Lilian Audrey Joan Peart Dickman (November 29, 1927 – July 16, 2001) was a British-born American television producer, best known for her work on the first eighteen years of Saturday Night Live.

==Early life and education==
Peart was born in London, the daughter of William George Peart and Alice Agnes Stannard Peart. Her father, a labourer, was in the Royal Navy Volunteer Reserve during World War I; he was also enlisted to serve in World War II.

==Career==
Dickman worked in American television from 1968, beginning as a production assistant on The Kraft Music Hall variety program. She worked with Jim Henson on two Muppets specials, before Dickman and Henson both became involved in the NBC late night sketch program Saturday Night Live (SNL). Dickman was at the auditions for the first cast, and stayed with SNL for eighteen seasons, in various producer roles. Jane Curtin played a character named "Audrey Peart Dickman" in several sketches. Dick Ebersol considered her one of the few "adults" in the show's early days; she was seventeen years older than Lorne Michaels, and at least 20 years older than many of the young writers and performers.

During and after her time working on SNL, Dickman produced compilations focusing on various cast members; her last of these was a collection of Phil Hartman's best sketches, released in 1998.

==Television and video productions==
- The Kraft Music Hall (1968–1970)
- Singer Presents Burt Bacharach (1971)
- Acts of Love and Other Comedies (1973)
- The Muppets Valentine Show (1974)
- The Muppet Show: Sex and Violence (1975)
- Happy Endings (1975)
- Saturday Night Live (1975–1993, various producer roles)
- Bob & Ray, Jane, Laraine, & Gilda (1979, associate producer)
- The Best of John Belushi (1985, associate producer)
- The Best of Dan Aykroyd (1986, associate producer)
- The 40th Annual Primetime Emmy Awards (1988, production consultant)
- Saturday Night Live: The Best of Robin Williams (1991, coordinating producer)
- Best of Saturday Night Live: Special Edition (1992, coordinating producer)
- Saturday Night Live: The Best of Phil Hartman (1998, coordinating producer)

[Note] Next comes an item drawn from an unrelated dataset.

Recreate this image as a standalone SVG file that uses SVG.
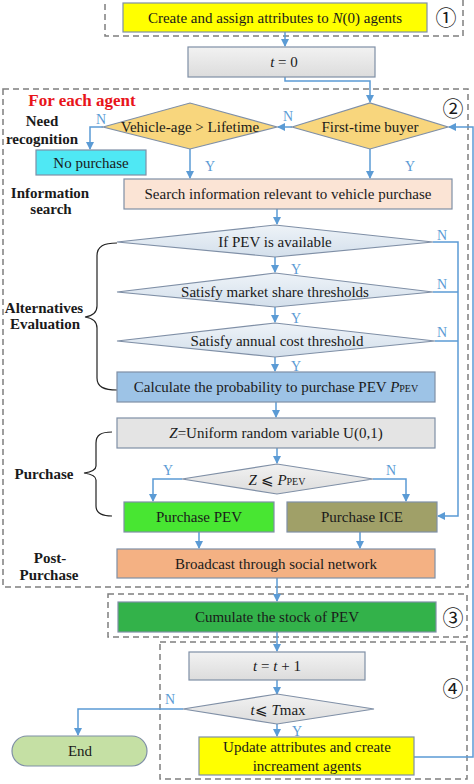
<svg xmlns="http://www.w3.org/2000/svg" width="474" height="784" viewBox="0 0 474 784">
<style>
text{font-family:"Liberation Serif","Times New Roman",serif;font-size:15px;fill:#1a1a1a;text-anchor:middle}
.b{stroke:#7f8fa6;stroke-width:1.2}
.lbl{font-weight:bold;font-size:15px}
.yn{fill:#5b9bd5;font-size:14px;text-anchor:start}
.dash{fill:none;stroke:#7f7f7f;stroke-width:1.5;stroke-dasharray:6,4}
.c{stroke:#5b9bd5;stroke-width:1.5;fill:none}
.num{font-family:"Noto Sans CJK SC","DejaVu Sans",sans-serif;font-size:21px}
.brace{fill:none;stroke:#222;stroke-width:1.2}
</style>
<defs>
<marker id="ah" markerWidth="8" markerHeight="8" refX="7" refY="4" orient="auto" markerUnits="userSpaceOnUse">
<path d="M0,0 L8,4 L0,8 Z" fill="#5b9bd5"/>
</marker>
<linearGradient id="gd" x1="0" y1="0" x2="0" y2="1"><stop offset="0" stop-color="#eef3f8"/><stop offset="1" stop-color="#d3dfeb"/></linearGradient>
<linearGradient id="gg" x1="0" y1="0" x2="0" y2="1"><stop offset="0" stop-color="#f2f2f2"/><stop offset="1" stop-color="#dcdcdc"/></linearGradient>
</defs>
<rect width="474" height="784" fill="#fff"/>

<g id="regions">
<rect class="dash" x="105" y="-2" width="358" height="38"/>
<rect class="dash" x="3" y="89" width="465" height="498"/>
<rect class="dash" x="108" y="594" width="359" height="43"/>
<rect class="dash" x="160" y="642" width="307" height="137"/>
<text class="num" x="446" y="25">①</text>
<text class="num" x="453" y="116">②</text>
<text class="num" x="453" y="625">③</text>
<text class="num" x="453" y="696">④</text>
</g>

<g id="stage-labels">
<text x="82" y="106" style="fill:#e8141a;font-weight:bold;font-size:17px">For each agent</text>
<text class="lbl" x="42" y="126">Need</text>
<text class="lbl" x="42" y="144">recognition</text>
<text class="lbl" x="50" y="198">Information</text>
<text class="lbl" x="51" y="214">search</text>
<text class="lbl" x="44" y="313">Alternatives</text>
<text class="lbl" x="45" y="329">Evaluation</text>
<text class="lbl" x="44" y="479">Purchase</text>
<text class="lbl" x="50" y="563">Post-</text>
<text class="lbl" x="49" y="580">Purchase</text>
<path class="brace" d="M117,243 C104,243 97,246 97,256 L97,306 C97,313 92,316 85,317 C92,318 97,321 97,328 L97,378 C97,387 104,390 117,390"/>
<path class="brace" d="M112,432 C101,432 96,435 96,443 L96,466 C96,470 91,472 84,473 C91,474 96,476 96,480 L96,506 C96,513 101,516 112,516"/>
</g>

<g id="connectors">
<path class="c" d="M285,32 V46" marker-end="url(#ah)"/>
<path class="c" d="M285,77 V81 H370 V102" marker-end="url(#ah)"/>
<path class="c" d="M292,127 H278" marker-end="url(#ah)"/>
<path class="c" d="M103,127 H90 V149" marker-end="url(#ah)"/>
<path class="c" d="M190,149 V178" marker-end="url(#ah)"/>
<path class="c" d="M370,149 V178" marker-end="url(#ah)"/>
<path class="c" d="M277,209 V224" marker-end="url(#ah)"/>
<path class="c" d="M275,257 V272" marker-end="url(#ah)"/>
<path class="c" d="M275,307 V322" marker-end="url(#ah)"/>
<path class="c" d="M275,357 V371" marker-end="url(#ah)"/>
<path class="c" d="M433,242 H458 V516 H438" marker-end="url(#ah)"/>
<path class="c" d="M433,292 H458"/>
<path class="c" d="M435,341 H458"/>
<path class="c" d="M276,402 V417" marker-end="url(#ah)"/>
<path class="c" d="M277,448 V463" marker-end="url(#ah)"/>
<path class="c" d="M182,479 H153 V501" marker-end="url(#ah)"/>
<path class="c" d="M373,479 H406 V501" marker-end="url(#ah)"/>
<path class="c" d="M199,532 V548" marker-end="url(#ah)"/>
<path class="c" d="M360,532 V548" marker-end="url(#ah)"/>
<path class="c" d="M277,578 V601" marker-end="url(#ah)"/>
<path class="c" d="M277,632 V651" marker-end="url(#ah)"/>
<path class="c" d="M277,680 V694" marker-end="url(#ah)"/>
<path class="c" d="M183,709 H78 V735" marker-end="url(#ah)"/>
<path class="c" d="M277,724 V736" marker-end="url(#ah)"/>
<path class="c" d="M414,757 H473 V127 H449" marker-end="url(#ah)"/>
<text class="yn" x="283" y="121">N</text>
<text class="yn" x="96" y="124">N</text>
<text class="yn" x="205" y="171">Y</text>
<text class="yn" x="405" y="171">Y</text>
<text class="yn" x="437" y="240">N</text>
<text class="yn" x="437" y="289">N</text>
<text class="yn" x="437" y="337">N</text>
<text class="yn" x="291" y="274">Y</text>
<text class="yn" x="291" y="323">Y</text>
<text class="yn" x="291" y="371">Y</text>
<text class="yn" x="163" y="475">Y</text>
<text class="yn" x="386" y="475">N</text>
<text class="yn" x="165" y="704">N</text>
<text class="yn" x="292" y="736">Y</text>
</g>

<g id="n-create"><rect class="b" x="123" y="3" width="304" height="29" fill="#ffff00" stroke="#8a8a8a"/><text x="275" y="23">Create and assign attributes to <tspan font-style="italic">N</tspan>(0) agents</text></g>
<g id="n-t0"><rect class="b" x="188" y="47" width="187" height="30" fill="url(#gg)"/><text x="284" y="67"><tspan font-style="italic">t</tspan> = 0</text></g>
<g id="n-vehicle-age"><polygon class="b" points="103,127 190,103 277,127 190,149" fill="#f8d67d" stroke="#a09070"/><text x="190" y="132">Vehicle-age &gt; Lifetime</text></g>
<g id="n-first-time"><polygon class="b" points="292,127 370,103 448,127 370,149" fill="#f8d67d" stroke="#a09070"/><text x="370" y="132">First-time buyer</text></g>
<g id="n-no-purchase"><rect class="b" x="36" y="150" width="110" height="25" fill="#4fe8f4"/><text x="91" y="168">No purchase</text></g>
<g id="n-search"><rect class="b" x="124" y="179" width="328" height="30" fill="#fbe4d5"/><text x="288" y="199">Search information relevant to vehicle purchase</text></g>
<g id="n-pev-available"><polygon class="b" points="117,242 275,225 433,242 275,257" fill="url(#gd)" stroke="#5a6e84"/><text x="275" y="247">If PEV is available</text></g>
<g id="n-market-share"><polygon class="b" points="117,292 275,273 433,292 275,307" fill="url(#gd)" stroke="#5a6e84"/><text x="275" y="297">Satisfy market share thresholds</text></g>
<g id="n-annual-cost"><polygon class="b" points="117,341 275,323 435,341 275,357" fill="url(#gd)" stroke="#5a6e84"/><text x="277" y="346">Satisfy annual cost threshold</text></g>
<g id="n-calculate"><rect class="b" x="117" y="372" width="318" height="30" fill="#9dc3e6"/><text x="276" y="392">Calculate the probability to purchase PEV <tspan font-style="italic">P</tspan><tspan font-size="10">PEV</tspan></text></g>
<g id="n-uniform"><rect class="b" x="117" y="418" width="318" height="30" fill="#e4e4e4"/><text x="276" y="438"><tspan font-style="italic">Z</tspan>=Uniform random variable U(0,1)</text></g>
<g id="n-compare"><polygon class="b" points="182,479 277,464 373,479 277,494" fill="url(#gg)" stroke="#6a7888"/><text x="277" y="485"><tspan font-style="italic">Z</tspan> ⩽ <tspan font-style="italic">P</tspan><tspan font-size="10">PEV</tspan></text></g>
<g id="n-purchase-pev"><rect class="b" x="124" y="502" width="150" height="30" fill="#48e632"/><text x="199" y="522">Purchase PEV</text></g>
<g id="n-purchase-ice"><rect class="b" x="287" y="502" width="150" height="30" fill="#a0a068"/><text x="362" y="522">Purchase ICE</text></g>
<g id="n-broadcast"><rect class="b" x="117" y="549" width="318" height="29" fill="#f4b183"/><text x="276" y="569">Broadcast through social network</text></g>
<g id="n-cumulate"><rect class="b" x="118" y="602" width="318" height="30" fill="#33b24a"/><text x="277" y="622">Cumulate the stock of PEV</text></g>
<g id="n-t-increment"><rect class="b" x="189" y="652" width="176" height="28" fill="url(#gg)"/><text x="277" y="671"><tspan font-style="italic">t</tspan> = <tspan font-style="italic">t</tspan> + 1</text></g>
<g id="n-tmax"><polygon class="b" points="183,709 277,694 374,709 277,724" fill="url(#gg)" stroke="#6a7888"/><text x="278" y="715"><tspan font-style="italic">t</tspan>⩽ <tspan font-style="italic">T</tspan>max</text></g>
<g id="n-end"><rect class="b" x="12" y="736" width="135" height="30" rx="15" fill="#c5e0a4" stroke="#5a6e84"/><text x="80" y="756">End</text></g>
<g id="n-update"><rect class="b" x="199" y="737" width="215" height="38" fill="#ffff00"/><text x="307" y="752">Update attributes and  create</text><text x="307" y="771">increament agents</text></g>
</svg>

==Personal life and legacy==
Peart married Bernard N. Dickman in 1971. She died in 2001, at the age of 73, at her home in Middletown Township, New Jersey. In May 2002, there was a memorial gathering of about 150 members of the casts and crew of SNL at Studio 8H, because "Dickman occupied a special place in the hearts of the show's cast and crew for more than two decades." She was included in the "In Memoriam" segment of the Saturday Night Live 40th Anniversary Special in 2015. In 2024, Dickman was portrayed by actress Kirsty Woodward in the Jason Reitman film Saturday Night.